Peki neden mi Zorba? Hikayesini kesinlikle anlatmaya niyet ettiğim bir dönemden bana kalan en büyük hediye Nikos Kazancakis'in Zorba'sı. Ortaokul yıllarımda dinlemeye başladığım Yunanca şarkıların bana sebepsiz yere huzur vermesine dayanıyor kökeni. Bir de hep ama hep hayranı olduğum canım Ege'ye. Hem hangimizin kalbi kalmadı ki Ege'de :) !?💙 Peki niye mi Proje? O da tatlı mı tatlı bir kadından hediye. Dedi ki bana bir gün "Hayallerine hayal deme, proje de. Hayal çok soyut, proje olsun, rotasını çiz, çiz ki yolunu bulsun." İşte tüm bunlar oldu size Zorba Proje :).
Zorba Proje öncelikle 0-8'deki kız çocuğuma, 8-18'deki genç kızıma, 18-28'deki genç kadınıma;
sonra da bir şekilde bu projede görecekleri, dinleyecekleri, hatırlayacakları, okuyacaklarından ilham alacak, belki de kendisine bir kapı aralayacak ve "ah be Gözde ne iyi ettin de paylaştın", "yaa ne muhteşem bir şarkı bu" , "aa bak sahiden" diyecek herkese hediyemdir :).
Evet hayat zor, karmaşık ve yorucu ama bir o kadar da umut dolu, eğlenceli ve kolay. Bazen bir şarkı, bir söz, bir kelime yetiyor yaşadığını hissetmek için. Ansızın parlıyor yıldızlar.
Şarkı, şiir, kitap, sanat paylaşıp biraz yazacağım ben bundan sonra. Severseniz gelin siz de. :)
Değiştiremeyeceğimiz pek çok konunun içinde yaşamlarımız biz farkına varmadan akıp gidiyor. Bırakalım bize karşı değil, bizimle birlikte aksın.

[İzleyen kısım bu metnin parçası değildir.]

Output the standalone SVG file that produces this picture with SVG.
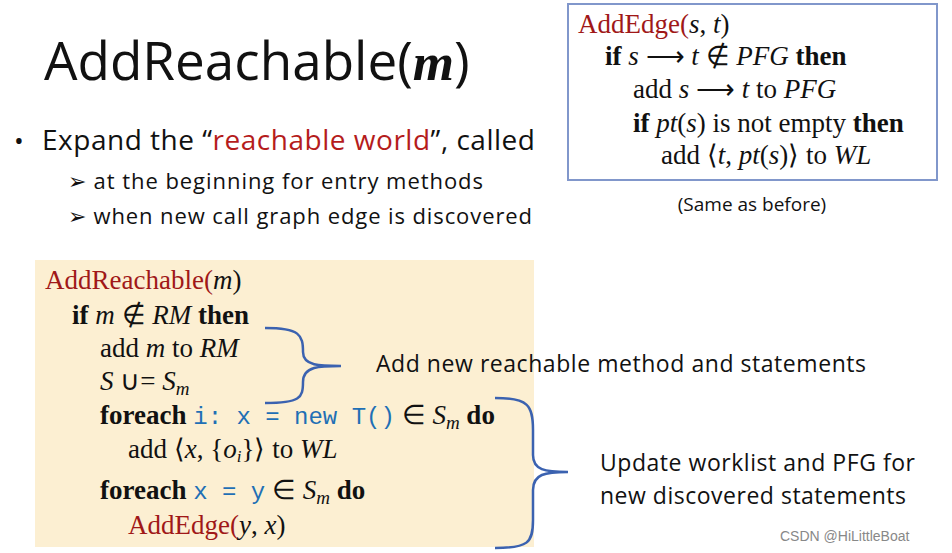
<svg xmlns="http://www.w3.org/2000/svg" width="952" height="553" viewBox="0 0 952 553">
<style>
.s{font-family:"Open Sans","Liberation Sans",sans-serif;fill:#111}
.c{font-family:"Liberation Serif",serif;font-size:27px;fill:#111}
.m{font-family:"Liberation Mono",monospace;fill:#1f6fb5}
.r{fill:#a01818}
.b{font-weight:bold}
.i{font-style:italic}
.br{fill:none;stroke:#3b62b0;stroke-width:2.5}
</style>
<rect width="952" height="553" fill="#fff"/>
<text class="s" x="44" y="80" font-size="53">AddReachable(<tspan font-family="Liberation Serif" font-style="italic" font-weight="bold">m</tspan>)</text>
<text class="s" x="14" y="150" font-size="26">•</text>
<text class="s" x="42" y="150" font-size="28" textLength="493">Expand the “<tspan fill="#b51c1c">reachable world</tspan>”, called</text>
<text class="s" x="68" y="189" font-size="22" textLength="415">➢ at the beginning for entry methods</text>
<text class="s" x="68" y="224" font-size="22" textLength="464">➢ when new call graph edge is discovered</text>

<g id="addreachable">
<rect x="35" y="260" width="499" height="287" fill="#fcefd2"/>
<text class="c r" x="45" y="289">AddReachable(<tspan class="i" fill="#111">m</tspan><tspan fill="#111">)</tspan></text>
<text class="c" x="72" y="324"><tspan class="b">if</tspan> <tspan class="i">m</tspan> ∉ <tspan class="i">RM</tspan> <tspan class="b">then</tspan></text>
<text class="c" x="100" y="357">add <tspan class="i">m</tspan> to <tspan class="i">RM</tspan></text>
<text class="c" x="100" y="390"><tspan class="i">S</tspan>  ∪= <tspan class="i">S<tspan font-size="19" dy="5">m</tspan></tspan></text>
<text class="c" x="100" y="424"><tspan class="b">foreach</tspan> <tspan class="m" font-size="24">i: x = new T()</tspan> ∈ <tspan class="i">S<tspan font-size="19" dy="5">m</tspan></tspan><tspan dy="-5" class="b"> do</tspan></text>
<text class="c" x="128" y="458">add ⟨<tspan class="i">x</tspan>, {<tspan class="i">o<tspan font-size="17" dy="4">i</tspan></tspan><tspan dy="-4">}⟩ to </tspan><tspan class="i">WL</tspan></text>
<text class="c" x="100" y="499"><tspan class="b">foreach</tspan> <tspan class="m" font-size="24">x = y</tspan> ∈ <tspan class="i">S<tspan font-size="19" dy="5">m</tspan></tspan><tspan dy="-5" class="b"> do</tspan></text>
<text class="c r" x="128" y="534">AddEdge(<tspan class="i" fill="#111">y</tspan><tspan fill="#111">, </tspan><tspan class="i" fill="#111">x</tspan><tspan fill="#111">)</tspan></text>
</g>

<g id="addedge">
<rect x="568" y="4" width="369" height="176" fill="#fff" stroke="#8197cb" stroke-width="2"/>
<text class="c r" x="578" y="33">AddEdge(<tspan class="i" fill="#111">s</tspan><tspan fill="#111">, </tspan><tspan class="i" fill="#111">t</tspan><tspan fill="#111">)</tspan></text>
<text class="c" x="605" y="65"><tspan class="b">if</tspan> <tspan class="i">s</tspan> ⟶ <tspan class="i">t</tspan> ∉ <tspan class="i">PFG</tspan> <tspan class="b">then</tspan></text>
<text class="c" x="633" y="98">add <tspan class="i">s</tspan> ⟶ <tspan class="i">t</tspan> to <tspan class="i">PFG</tspan></text>
<text class="c" x="633" y="132"><tspan class="b">if</tspan> <tspan class="i">pt</tspan>(<tspan class="i">s</tspan>) is not empty <tspan class="b">then</tspan></text>
<text class="c" x="661" y="164">add ⟨<tspan class="i">t</tspan>, <tspan class="i">pt</tspan>(<tspan class="i">s</tspan>)⟩ to <tspan class="i">WL</tspan></text>
<text class="s" x="752" y="211" font-size="19" text-anchor="middle">(Same as before)</text>
</g>

<g id="connectors">
<path class="br" d="M265,328 C300,328 303,335 303,352 C303,366 320,366 341,366 C320,366 303,366 303,382 C303,398 300,403 265,403"/>
<path class="br" d="M495,398 C528,398 533,405 533,430 L533,455 C533,470 545,472 568,472 C545,472 533,474 533,490 L533,520 C533,543 528,548 495,548"/>
</g>
<text class="s" x="376" y="372" font-size="23" textLength="490">Add new reachable method and statements</text>
<text class="s" x="600" y="471" font-size="23" textLength="315">Update worklist and PFG for</text>
<text class="s" x="600" y="504" font-size="23" textLength="306">new discovered statements</text>
<text x="780" y="541" font-family="Liberation Sans,sans-serif" font-size="14" fill="#888">CSDN @HiLittleBoat</text>
</svg>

Yıldızlarınızı fark etmeniz dileklerimle,
İyi ki doğdun Zorba Proje.
Size not: 30'a yaklaştıkça 28'de sabitliyormuşuz öyle diyorlar, sonsuza kadar 28'im dimi :) ?
Kendime not: Olur da bir 10 sene daha yaşayıp memleket plakasını görürsen ilk notu tekrar düşün. :)
Yardımcılara not: Düştüğümde hemen kaldırmak için acele ettirmeyen, zamanı geldiğinde elimden tutan, el fenerini uzatan, bazen sadece sımsıkı sarılan ama her daim kendilerini hissettiren canım ailem, arkadaşlarım, rehberlerim. Nasılsın'larınızdan, beni arayabilirsin'lerinizden, yaşanmışlıklarınızdan, çekincelerinizden, ince düşüncelerinizden ve yanımda olmayı tercih etmelerinizden öperim. İyi ki varsınız, varız.